Power of the Trustee and Its Implications
The court also scrutinized the powers granted to the trustee within the trust deed, specifically the authority to sell parts of the estate or to operate the business. It clarified that while the trustee had some discretion, this did not equate to an unfettered ability to act against the interests of non-assenting creditors. The deed did not require the trustee to continue the business indefinitely; rather, it provided a structured timeline for potential liquidation and sale. This limitation was deemed reasonable given the nature of the assets involved and the need to prevent rapid depreciation. The court asserted that allowing the trustee to carry on operations could actually enhance the value of the estate for creditors rather than harm it. Consequently, the court concluded that the discretionary powers afforded to the trustee were consistent with the principle of securing the interests of creditors rather than undermining them.
Evaluation of Creditors' Interests
The Supreme Court further highlighted the interests of both assenting and non-assenting creditors in this case, emphasizing that the deed did not obstruct the latter from pursuing their claims. It pointed out that the mortgage only encumbered the estate to the extent that creditors accepted its terms, thereby allowing any creditor who was unwilling to wait to seize the debtor's remaining interest. The court concluded that the existence of a preference for certain creditors did not, in itself, invalidate the deed unless accompanied by fraudulent intent. The court recognized the creditors' role in the inception of the deed, noting that the arrangement was made with the guidance of a committee of creditors who sought to secure the company’s operational viability. This collaboration further underscored the legitimacy of the conveyance, aligning it with the creditors’ own interests rather than against them.

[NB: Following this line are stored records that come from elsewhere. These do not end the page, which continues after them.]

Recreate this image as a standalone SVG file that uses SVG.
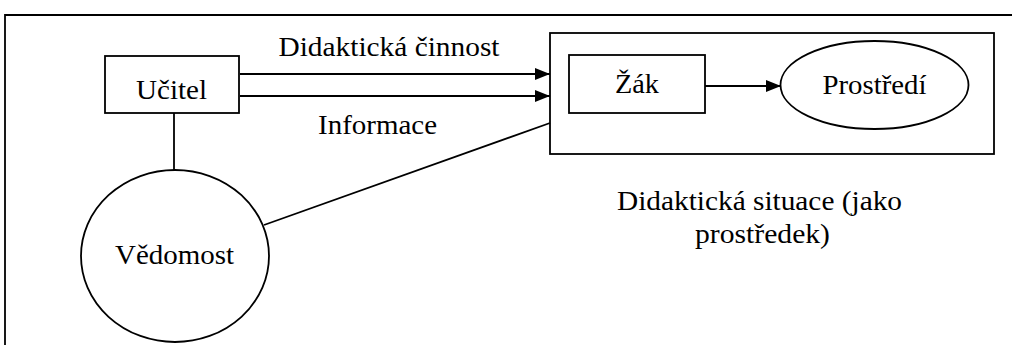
<svg xmlns="http://www.w3.org/2000/svg" width="1012" height="345" viewBox="0 0 1012 345">
<style>
  .s { fill: none; stroke: #000; stroke-width: 1.8; }
  .n { fill: #fff; stroke: #000; stroke-width: 1.8; }
  .t { font-family: "Liberation Serif", "Times New Roman", serif; font-size: 28px; fill: #000; text-anchor: middle; }
</style>
<defs>
  <marker id="arr" viewBox="0 0 15 12" refX="15" refY="6" markerWidth="15" markerHeight="12" markerUnits="userSpaceOnUse" orient="auto">
    <path d="M0,0 L15,6 L0,12 Z" fill="#000"/>
  </marker>
</defs>
<rect width="1012" height="345" fill="#fff"/>
<g id="frame">
  <path class="s" d="M5,345 L5,15 L1012,15"/>
</g>
<g id="connectors">
  <line class="s" x1="240" y1="74" x2="550" y2="74" marker-end="url(#arr)"/>
  <line class="s" x1="240" y1="96" x2="550" y2="96" marker-end="url(#arr)"/>
  <line class="s" x1="174" y1="113" x2="174" y2="170"/>
  <line class="s" x1="264" y1="225" x2="550" y2="123"/>
  <line class="s" x1="705" y1="86" x2="781" y2="86" marker-end="url(#arr)"/>
  <text class="t" x="389" y="56" textLength="221" lengthAdjust="spacingAndGlyphs">Didaktická činnost</text>
  <text class="t" x="377.5" y="134" textLength="119" lengthAdjust="spacingAndGlyphs">Informace</text>
</g>
<g id="situace">
  <rect class="s" x="550" y="33" width="444" height="121"/>
  <text class="t" x="759.5" y="210" textLength="285" lengthAdjust="spacingAndGlyphs">Didaktická situace (jako</text>
  <text class="t" x="762.5" y="243" textLength="135" lengthAdjust="spacingAndGlyphs">prostředek)</text>
</g>
<g id="ucitel">
  <rect class="n" x="105" y="56" width="134" height="57"/>
  <text class="t" x="171.5" y="99" textLength="71" lengthAdjust="spacingAndGlyphs">Učitel</text>
</g>
<g id="zak">
  <rect class="n" x="569" y="55" width="136" height="58"/>
  <text class="t" x="637" y="93" textLength="44" lengthAdjust="spacingAndGlyphs">Žák</text>
</g>
<g id="prostredi">
  <ellipse class="n" cx="874.5" cy="85" rx="94" ry="44"/>
  <text class="t" x="874.5" y="94" textLength="104" lengthAdjust="spacingAndGlyphs">Prostředí</text>
</g>
<g id="vedomost">
  <ellipse class="n" cx="175" cy="256" rx="94" ry="86"/>
  <text class="t" x="174.5" y="264" textLength="119" lengthAdjust="spacingAndGlyphs">Vědomost</text>
</g>
</svg>
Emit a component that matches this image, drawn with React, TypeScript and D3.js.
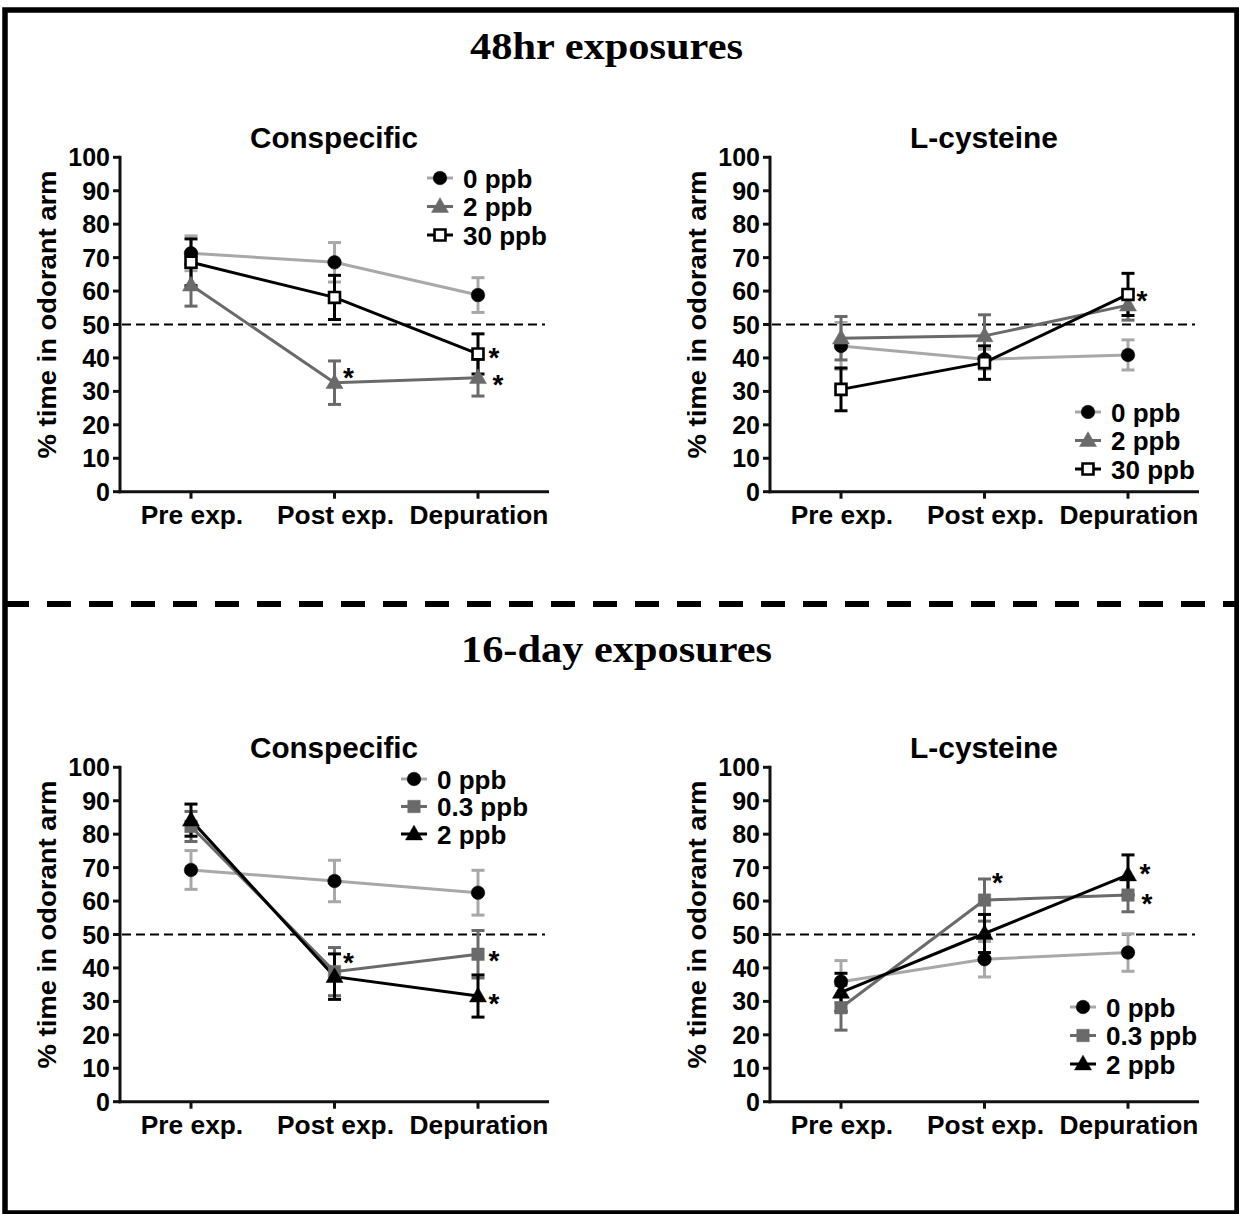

Conclusion on the Validity of the Deed
Ultimately, the court determined that the trust deed executed by the A.W. Sprague Manufacturing Company was not executed with fraudulent intent and thus was valid. It ruled that the deed served to secure the debts of the company while allowing for the equitable treatment of both assenting and non-assenting creditors. The court found that the provisions of the deed did not indicate any intent to defraud creditors, as they merely established a framework for managing the company’s financial distress. In light of the circumstances surrounding the execution of the deed and the collaboration of creditors in its formulation, the court concluded that the deed should stand as a lawful and enforceable mortgage. Therefore, the court dismissed the claims of the complainant, affirming that the trustee held valid title to the shares at the time of the levy, thereby denying any subsequent claims to those shares by the creditor.